Opening `random.asdf` in your text editor once again gives something like:

In [None]:
with open("random.asdf", encoding="unicode_escape") as f:
    print(f.read())

First, note that `duplicated_array_1` simply listed using a yaml anchor which points to `duplicated_array_0`. Second,
observe that the `source` in both `multi_view_array` and `new_array` are the same value (`2`) rather than distinct values.
So ASDF did not unnecessary duplicate the binary data.

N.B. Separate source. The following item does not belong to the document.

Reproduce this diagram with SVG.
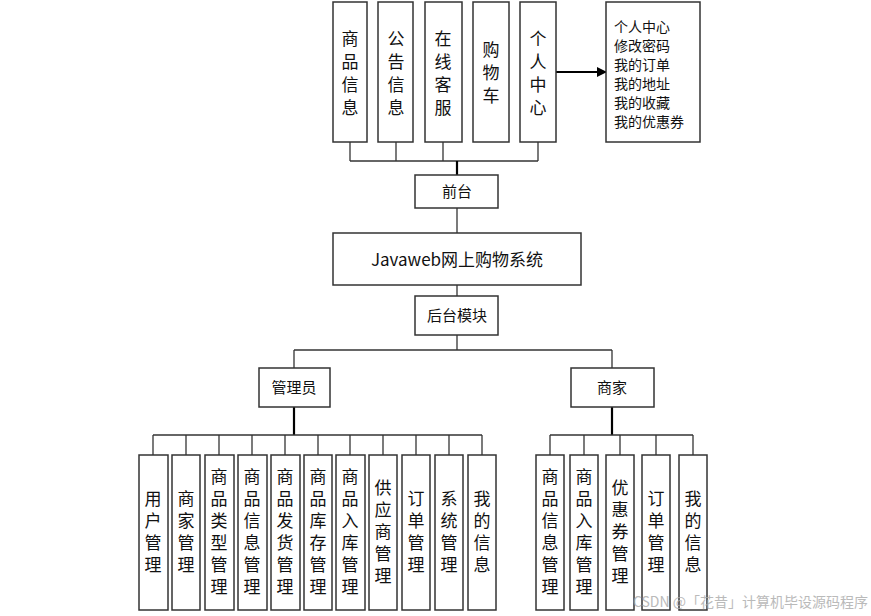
<svg xmlns="http://www.w3.org/2000/svg" width="871" height="616" viewBox="0 0 871 616">
<style>
rect{fill:#fff;stroke:#333;stroke-width:1.5}
text{font-family:"Noto Sans CJK SC","Liberation Sans",sans-serif;font-size:17px;fill:#111;text-anchor:middle}
.c line{stroke:#333;stroke-width:1.3}
.b{stroke-width:2.2!important;stroke:#000!important}
.s{font-size:14px;text-anchor:start}
</style>
<defs><marker id="a" markerWidth="10" markerHeight="10" refX="9" refY="5" orient="auto" markerUnits="userSpaceOnUse"><path d="M0,0L10,5L0,10z" fill="#000"/></marker></defs>
<g class="c">
<line x1="350" y1="142" x2="350" y2="161"/><line x1="396" y1="142" x2="396" y2="161"/><line x1="443" y1="142" x2="443" y2="161"/><line x1="538" y1="142" x2="538" y2="161"/>
<line x1="350" y1="161" x2="538" y2="161"/><line class="b" x1="457" y1="161" x2="457" y2="175"/>
<line x1="556" y1="72" x2="606" y2="72" class="b" marker-end="url(#a)"/>
<line x1="457" y1="208" x2="457" y2="233"/><line x1="457" y1="285" x2="457" y2="296"/><line x1="457" y1="335" x2="457" y2="350"/>
<line x1="294" y1="350" x2="612" y2="350"/><line x1="294" y1="350" x2="294" y2="368"/><line x1="612" y1="350" x2="612" y2="368"/>
<line class="b" x1="294" y1="407" x2="294" y2="435"/><line class="b" x1="612" y1="407" x2="612" y2="435"/>
<line x1="153" y1="435" x2="482" y2="435"/><line x1="550" y1="435" x2="693" y2="435"/>
<line x1="153" y1="435" x2="153" y2="455"/><line x1="186" y1="435" x2="186" y2="455"/><line x1="219" y1="435" x2="219" y2="455"/><line x1="252" y1="435" x2="252" y2="455"/><line x1="285" y1="435" x2="285" y2="455"/><line x1="318" y1="435" x2="318" y2="455"/><line x1="350" y1="435" x2="350" y2="455"/><line x1="383" y1="435" x2="383" y2="455"/><line x1="416" y1="435" x2="416" y2="455"/><line x1="449" y1="435" x2="449" y2="455"/><line x1="482" y1="435" x2="482" y2="455"/>
<line x1="550" y1="435" x2="550" y2="455"/><line x1="584" y1="435" x2="584" y2="455"/><line x1="620" y1="435" x2="620" y2="455"/><line x1="656" y1="435" x2="656" y2="455"/><line x1="693" y1="435" x2="693" y2="455"/>
</g>
<g id="t1"><rect x="333" y="2" width="34" height="140"/><text x="350"><tspan x="350" y="45">商</tspan><tspan x="350" y="68">品</tspan><tspan x="350" y="91">信</tspan><tspan x="350" y="114">息</tspan></text></g>
<g id="t2"><rect x="378" y="2" width="35" height="140"/><text><tspan x="396" y="45">公</tspan><tspan x="396" y="68">告</tspan><tspan x="396" y="91">信</tspan><tspan x="396" y="114">息</tspan></text></g>
<g id="t3"><rect x="425" y="2" width="37" height="140"/><text><tspan x="443" y="45">在</tspan><tspan x="443" y="68">线</tspan><tspan x="443" y="91">客</tspan><tspan x="443" y="114">服</tspan></text></g>
<g id="t4"><rect x="473" y="2" width="36" height="140"/><text><tspan x="491" y="56">购</tspan><tspan x="491" y="79">物</tspan><tspan x="491" y="102">车</tspan></text></g>
<g id="t5"><rect x="520" y="2" width="36" height="140"/><text><tspan x="538" y="45">个</tspan><tspan x="538" y="68">人</tspan><tspan x="538" y="91">中</tspan><tspan x="538" y="114">心</tspan></text></g>
<g id="t6"><rect x="606" y="2" width="94" height="140"/><text class="s"><tspan x="614" y="32">个人中心</tspan><tspan x="614" y="51">修改密码</tspan><tspan x="614" y="70">我的订单</tspan><tspan x="614" y="89">我的地址</tspan><tspan x="614" y="108">我的收藏</tspan><tspan x="614" y="127">我的优惠券</tspan></text></g>
<g id="qt"><rect x="415" y="175" width="83" height="33"/><text x="457" y="197" style="font-size:15px">前台</text></g>
<g id="main"><rect x="333" y="233" width="248" height="52"/><text x="457" y="266">Javaweb网上购物系统</text></g>
<g id="ht"><rect x="415" y="296" width="83" height="39"/><text x="457" y="321" style="font-size:15px">后台模块</text></g>
<g id="gly"><rect x="259" y="368" width="71" height="39"/><text x="294" y="393" style="font-size:15px">管理员</text></g>
<g id="sj"><rect x="571" y="368" width="83" height="39"/><text x="612" y="393" style="font-size:15px">商家</text></g>
<g id="admin">
<rect x="139" y="455" width="29" height="155"/><text><tspan x="153" y="505">用</tspan><tspan x="153" y="527">户</tspan><tspan x="153" y="549">管</tspan><tspan x="153" y="571">理</tspan></text>
<rect x="172" y="455" width="28" height="155"/><text><tspan x="186" y="505">商</tspan><tspan x="186" y="527">家</tspan><tspan x="186" y="549">管</tspan><tspan x="186" y="571">理</tspan></text>
<rect x="205" y="455" width="29" height="155"/><text><tspan x="219" y="483">商</tspan><tspan x="219" y="505">品</tspan><tspan x="219" y="527">类</tspan><tspan x="219" y="549">型</tspan><tspan x="219" y="571">管</tspan><tspan x="219" y="593">理</tspan></text>
<rect x="238" y="455" width="29" height="155"/><text><tspan x="252" y="483">商</tspan><tspan x="252" y="505">品</tspan><tspan x="252" y="527">信</tspan><tspan x="252" y="549">息</tspan><tspan x="252" y="571">管</tspan><tspan x="252" y="593">理</tspan></text>
<rect x="271" y="455" width="29" height="155"/><text><tspan x="285" y="483">商</tspan><tspan x="285" y="505">品</tspan><tspan x="285" y="527">发</tspan><tspan x="285" y="549">货</tspan><tspan x="285" y="571">管</tspan><tspan x="285" y="593">理</tspan></text>
<rect x="304" y="455" width="28" height="155"/><text><tspan x="318" y="483">商</tspan><tspan x="318" y="505">品</tspan><tspan x="318" y="527">库</tspan><tspan x="318" y="549">存</tspan><tspan x="318" y="571">管</tspan><tspan x="318" y="593">理</tspan></text>
<rect x="336" y="455" width="29" height="155"/><text><tspan x="350" y="483">商</tspan><tspan x="350" y="505">品</tspan><tspan x="350" y="527">入</tspan><tspan x="350" y="549">库</tspan><tspan x="350" y="571">管</tspan><tspan x="350" y="593">理</tspan></text>
<rect x="369" y="455" width="28" height="155"/><text><tspan x="383" y="494">供</tspan><tspan x="383" y="516">应</tspan><tspan x="383" y="538">商</tspan><tspan x="383" y="560">管</tspan><tspan x="383" y="582">理</tspan></text>
<rect x="402" y="455" width="28" height="155"/><text><tspan x="416" y="505">订</tspan><tspan x="416" y="527">单</tspan><tspan x="416" y="549">管</tspan><tspan x="416" y="571">理</tspan></text>
<rect x="435" y="455" width="28" height="155"/><text><tspan x="449" y="505">系</tspan><tspan x="449" y="527">统</tspan><tspan x="449" y="549">管</tspan><tspan x="449" y="571">理</tspan></text>
<rect x="468" y="455" width="28" height="155"/><text><tspan x="482" y="505">我</tspan><tspan x="482" y="527">的</tspan><tspan x="482" y="549">信</tspan><tspan x="482" y="571">息</tspan></text>
</g>
<g id="merchant">
<rect x="536" y="455" width="28" height="155"/><text><tspan x="550" y="483">商</tspan><tspan x="550" y="505">品</tspan><tspan x="550" y="527">信</tspan><tspan x="550" y="549">息</tspan><tspan x="550" y="571">管</tspan><tspan x="550" y="593">理</tspan></text>
<rect x="570" y="455" width="28" height="155"/><text><tspan x="584" y="483">商</tspan><tspan x="584" y="505">品</tspan><tspan x="584" y="527">入</tspan><tspan x="584" y="549">库</tspan><tspan x="584" y="571">管</tspan><tspan x="584" y="593">理</tspan></text>
<rect x="606" y="455" width="28" height="155"/><text><tspan x="620" y="494">优</tspan><tspan x="620" y="516">惠</tspan><tspan x="620" y="538">券</tspan><tspan x="620" y="560">管</tspan><tspan x="620" y="582">理</tspan></text>
<rect x="642" y="455" width="28" height="155"/><text><tspan x="656" y="505">订</tspan><tspan x="656" y="527">单</tspan><tspan x="656" y="549">管</tspan><tspan x="656" y="571">理</tspan></text>
<rect x="679" y="455" width="28" height="155"/><text><tspan x="693" y="505">我</tspan><tspan x="693" y="527">的</tspan><tspan x="693" y="549">信</tspan><tspan x="693" y="571">息</tspan></text>
</g>
<text x="868" y="607" style="font-size:14px;text-anchor:end;fill:#aaa;opacity:0.8">CSDN @「花昔」计算机毕设源码程序</text>
</svg>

## Serializing other objects

The ASDF library supports writing extensions for objects outside of the ASDF-standard, which we will explain
in detail in another lecture. Assuming that one has installed an ASDF extension to support some custom Python
objects, ASDF will be able to seamlessly save those objects with no additional effort.

For example, as part of the install for this course we installed the `asdf-astropy` package, which provides
extensions for writing many `astropy` objects.

In [None]:
import astropy

quantity = 50 * astropy.units.m
model = astropy.modeling.models.Gaussian2D(quantity, 2, 3, 4, 5)
time = astropy.time.Time("J2000")
coord = astropy.coordinates.ICRS(ra=1 * astropy.units.deg, dec=2 * astropy.units.deg)

tree = {
    "quantity": quantity,
    "model": model,
    "time": time,
    "coord": coord,
}

af = asdf.AsdfFile(tree)
af.write_to("astropy.asdf")

Notice that since `asdf-astropy` was installed, no extra effort was required to write these objects
even though they clearly fall outside the ASDF-standard objects we previously discussed.

Moreover examining `astropy.asdf` in your text editor results in:

In [None]:
with open("astropy.asdf", encoding="unicode_escape") as f:
    print(f.read())

Which clearly shows that we were successful in saving all the `astropy` objects we intended to.